## Records for this exercise
☆ ☆ ☆ ☆
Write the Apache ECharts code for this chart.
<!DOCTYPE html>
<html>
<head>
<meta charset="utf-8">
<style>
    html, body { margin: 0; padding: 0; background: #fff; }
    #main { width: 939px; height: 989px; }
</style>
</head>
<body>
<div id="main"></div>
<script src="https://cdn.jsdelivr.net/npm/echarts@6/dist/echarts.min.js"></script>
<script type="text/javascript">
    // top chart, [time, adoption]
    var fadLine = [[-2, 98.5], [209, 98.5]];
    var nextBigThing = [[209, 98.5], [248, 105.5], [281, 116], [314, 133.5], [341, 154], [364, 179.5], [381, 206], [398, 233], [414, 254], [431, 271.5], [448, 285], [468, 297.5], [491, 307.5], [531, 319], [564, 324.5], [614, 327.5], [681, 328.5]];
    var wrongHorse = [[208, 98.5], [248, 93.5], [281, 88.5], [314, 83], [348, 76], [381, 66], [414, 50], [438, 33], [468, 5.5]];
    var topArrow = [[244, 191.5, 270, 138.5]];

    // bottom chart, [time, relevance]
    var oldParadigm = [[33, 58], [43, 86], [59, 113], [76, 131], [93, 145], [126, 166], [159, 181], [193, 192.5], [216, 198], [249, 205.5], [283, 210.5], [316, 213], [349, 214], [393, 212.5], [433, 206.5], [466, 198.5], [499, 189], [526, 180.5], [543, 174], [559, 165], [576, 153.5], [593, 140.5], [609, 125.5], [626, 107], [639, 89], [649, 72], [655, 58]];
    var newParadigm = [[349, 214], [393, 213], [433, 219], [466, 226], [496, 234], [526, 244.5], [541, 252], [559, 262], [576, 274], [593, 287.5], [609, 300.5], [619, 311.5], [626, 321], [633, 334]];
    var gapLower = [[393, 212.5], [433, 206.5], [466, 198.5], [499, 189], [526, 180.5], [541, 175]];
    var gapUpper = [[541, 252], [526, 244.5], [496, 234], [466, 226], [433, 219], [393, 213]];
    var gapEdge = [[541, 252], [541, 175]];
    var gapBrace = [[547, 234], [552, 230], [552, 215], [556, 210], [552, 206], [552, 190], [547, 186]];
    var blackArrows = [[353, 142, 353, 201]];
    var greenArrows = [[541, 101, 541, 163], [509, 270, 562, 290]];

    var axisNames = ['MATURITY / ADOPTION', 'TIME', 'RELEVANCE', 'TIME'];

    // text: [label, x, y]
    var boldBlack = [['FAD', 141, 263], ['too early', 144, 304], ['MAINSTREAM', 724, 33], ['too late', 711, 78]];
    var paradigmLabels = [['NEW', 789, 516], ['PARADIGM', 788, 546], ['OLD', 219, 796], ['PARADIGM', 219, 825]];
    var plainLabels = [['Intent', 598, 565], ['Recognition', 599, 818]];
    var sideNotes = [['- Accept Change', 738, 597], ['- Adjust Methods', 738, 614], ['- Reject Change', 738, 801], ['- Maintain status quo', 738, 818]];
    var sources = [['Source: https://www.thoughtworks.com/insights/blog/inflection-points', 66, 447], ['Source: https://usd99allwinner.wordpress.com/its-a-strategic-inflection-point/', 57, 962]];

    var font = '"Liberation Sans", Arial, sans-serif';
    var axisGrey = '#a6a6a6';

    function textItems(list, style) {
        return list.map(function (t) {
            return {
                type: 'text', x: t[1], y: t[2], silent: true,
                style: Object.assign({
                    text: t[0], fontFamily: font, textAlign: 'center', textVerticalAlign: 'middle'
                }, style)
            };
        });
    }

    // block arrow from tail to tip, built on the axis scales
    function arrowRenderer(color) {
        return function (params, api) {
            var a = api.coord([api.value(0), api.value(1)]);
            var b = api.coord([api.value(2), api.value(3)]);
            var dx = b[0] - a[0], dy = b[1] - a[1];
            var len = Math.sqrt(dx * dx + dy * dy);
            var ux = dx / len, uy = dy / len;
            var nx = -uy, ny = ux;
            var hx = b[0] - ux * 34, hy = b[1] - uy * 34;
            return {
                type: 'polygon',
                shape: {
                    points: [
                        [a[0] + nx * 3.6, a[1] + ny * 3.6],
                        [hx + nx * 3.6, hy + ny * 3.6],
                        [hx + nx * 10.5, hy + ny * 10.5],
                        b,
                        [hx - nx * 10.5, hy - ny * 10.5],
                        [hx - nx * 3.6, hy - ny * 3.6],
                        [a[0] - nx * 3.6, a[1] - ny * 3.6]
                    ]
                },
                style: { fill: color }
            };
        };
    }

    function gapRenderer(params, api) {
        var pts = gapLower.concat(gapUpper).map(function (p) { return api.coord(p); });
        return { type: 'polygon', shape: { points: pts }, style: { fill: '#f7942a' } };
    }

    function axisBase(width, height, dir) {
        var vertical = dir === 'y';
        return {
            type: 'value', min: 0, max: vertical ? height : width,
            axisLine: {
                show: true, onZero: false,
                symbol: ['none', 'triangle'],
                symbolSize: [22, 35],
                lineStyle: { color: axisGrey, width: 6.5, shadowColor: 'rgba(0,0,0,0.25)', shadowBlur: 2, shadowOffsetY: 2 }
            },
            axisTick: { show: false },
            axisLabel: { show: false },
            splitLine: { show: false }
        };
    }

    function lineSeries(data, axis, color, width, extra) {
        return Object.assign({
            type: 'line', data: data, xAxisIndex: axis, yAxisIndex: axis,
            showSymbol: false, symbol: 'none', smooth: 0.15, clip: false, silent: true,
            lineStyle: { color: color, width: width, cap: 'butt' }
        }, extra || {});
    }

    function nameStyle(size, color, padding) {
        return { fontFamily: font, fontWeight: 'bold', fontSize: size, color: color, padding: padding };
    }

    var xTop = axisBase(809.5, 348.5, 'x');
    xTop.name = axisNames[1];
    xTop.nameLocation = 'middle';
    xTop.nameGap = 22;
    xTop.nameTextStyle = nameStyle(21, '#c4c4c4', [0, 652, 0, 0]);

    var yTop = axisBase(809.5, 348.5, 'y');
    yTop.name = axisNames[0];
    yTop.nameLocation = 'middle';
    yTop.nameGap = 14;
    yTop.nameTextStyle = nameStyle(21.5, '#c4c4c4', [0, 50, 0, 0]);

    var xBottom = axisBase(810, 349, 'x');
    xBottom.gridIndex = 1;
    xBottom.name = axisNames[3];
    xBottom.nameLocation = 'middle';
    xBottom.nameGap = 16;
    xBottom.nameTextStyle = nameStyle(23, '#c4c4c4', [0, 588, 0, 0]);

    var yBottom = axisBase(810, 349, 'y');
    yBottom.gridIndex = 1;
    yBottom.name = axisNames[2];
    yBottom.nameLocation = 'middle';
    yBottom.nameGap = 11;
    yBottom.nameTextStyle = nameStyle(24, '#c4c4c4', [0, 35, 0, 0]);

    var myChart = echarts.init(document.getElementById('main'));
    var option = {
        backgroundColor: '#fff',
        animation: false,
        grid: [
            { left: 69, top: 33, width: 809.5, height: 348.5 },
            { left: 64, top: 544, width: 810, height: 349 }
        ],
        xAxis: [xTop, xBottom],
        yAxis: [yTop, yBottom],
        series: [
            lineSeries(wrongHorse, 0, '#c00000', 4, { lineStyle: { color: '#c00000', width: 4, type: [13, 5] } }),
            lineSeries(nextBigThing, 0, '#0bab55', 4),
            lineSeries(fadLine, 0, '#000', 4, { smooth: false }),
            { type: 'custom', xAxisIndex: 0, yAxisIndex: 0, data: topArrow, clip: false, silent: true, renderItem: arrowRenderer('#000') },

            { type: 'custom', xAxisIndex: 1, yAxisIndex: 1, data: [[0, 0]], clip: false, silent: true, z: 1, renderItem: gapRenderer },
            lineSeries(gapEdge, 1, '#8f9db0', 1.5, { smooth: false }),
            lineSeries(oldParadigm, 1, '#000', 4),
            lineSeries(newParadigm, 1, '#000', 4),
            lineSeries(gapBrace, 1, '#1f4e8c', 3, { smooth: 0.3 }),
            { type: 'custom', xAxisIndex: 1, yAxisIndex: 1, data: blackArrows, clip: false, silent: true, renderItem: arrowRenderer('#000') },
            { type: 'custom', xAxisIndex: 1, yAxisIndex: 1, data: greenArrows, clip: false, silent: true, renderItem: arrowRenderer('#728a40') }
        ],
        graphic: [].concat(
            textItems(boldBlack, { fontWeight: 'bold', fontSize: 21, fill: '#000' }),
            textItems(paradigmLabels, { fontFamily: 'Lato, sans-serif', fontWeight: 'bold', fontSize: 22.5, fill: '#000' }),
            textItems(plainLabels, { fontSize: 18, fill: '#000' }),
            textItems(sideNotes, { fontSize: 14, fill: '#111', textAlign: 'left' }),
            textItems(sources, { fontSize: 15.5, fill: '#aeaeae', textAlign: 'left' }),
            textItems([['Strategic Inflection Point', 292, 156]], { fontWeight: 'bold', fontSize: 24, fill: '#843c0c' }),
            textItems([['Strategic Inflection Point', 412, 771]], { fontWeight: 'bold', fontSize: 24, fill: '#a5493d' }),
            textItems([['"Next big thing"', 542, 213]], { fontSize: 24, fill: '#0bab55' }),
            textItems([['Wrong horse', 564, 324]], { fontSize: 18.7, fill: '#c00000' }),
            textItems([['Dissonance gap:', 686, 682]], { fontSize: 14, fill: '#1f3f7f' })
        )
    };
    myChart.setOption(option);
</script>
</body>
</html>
☆ ☆ ☆ ☆
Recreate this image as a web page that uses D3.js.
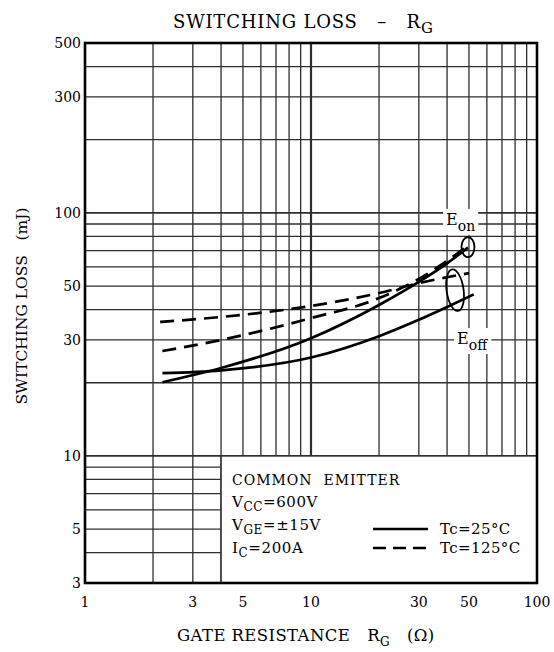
☆ ☆ ☆ ☆
## Task instructions
Output, from the data above, the lines from the line with "Write the Apache ECharts code for this chart." to the line with "var greenArrows = [[541, 101, 541, 163], [509, 270, 562, 290]];" exactly as they stand, both ends included and nothing else.

## Answer to the task
Write the Apache ECharts code for this chart.
<!DOCTYPE html>
<html>
<head>
<meta charset="utf-8">
<style>
    html, body { margin: 0; padding: 0; background: #fff; }
    #main { width: 939px; height: 989px; }
</style>
</head>
<body>
<div id="main"></div>
<script src="https://cdn.jsdelivr.net/npm/echarts@6/dist/echarts.min.js"></script>
<script type="text/javascript">
    // top chart, [time, adoption]
    var fadLine = [[-2, 98.5], [209, 98.5]];
    var nextBigThing = [[209, 98.5], [248, 105.5], [281, 116], [314, 133.5], [341, 154], [364, 179.5], [381, 206], [398, 233], [414, 254], [431, 271.5], [448, 285], [468, 297.5], [491, 307.5], [531, 319], [564, 324.5], [614, 327.5], [681, 328.5]];
    var wrongHorse = [[208, 98.5], [248, 93.5], [281, 88.5], [314, 83], [348, 76], [381, 66], [414, 50], [438, 33], [468, 5.5]];
    var topArrow = [[244, 191.5, 270, 138.5]];

    // bottom chart, [time, relevance]
    var oldParadigm = [[33, 58], [43, 86], [59, 113], [76, 131], [93, 145], [126, 166], [159, 181], [193, 192.5], [216, 198], [249, 205.5], [283, 210.5], [316, 213], [349, 214], [393, 212.5], [433, 206.5], [466, 198.5], [499, 189], [526, 180.5], [543, 174], [559, 165], [576, 153.5], [593, 140.5], [609, 125.5], [626, 107], [639, 89], [649, 72], [655, 58]];
    var newParadigm = [[349, 214], [393, 213], [433, 219], [466, 226], [496, 234], [526, 244.5], [541, 252], [559, 262], [576, 274], [593, 287.5], [609, 300.5], [619, 311.5], [626, 321], [633, 334]];
    var gapLower = [[393, 212.5], [433, 206.5], [466, 198.5], [499, 189], [526, 180.5], [541, 175]];
    var gapUpper = [[541, 252], [526, 244.5], [496, 234], [466, 226], [433, 219], [393, 213]];
    var gapEdge = [[541, 252], [541, 175]];
    var gapBrace = [[547, 234], [552, 230], [552, 215], [556, 210], [552, 206], [552, 190], [547, 186]];
    var blackArrows = [[353, 142, 353, 201]];
    var greenArrows = [[541, 101, 541, 163], [509, 270, 562, 290]];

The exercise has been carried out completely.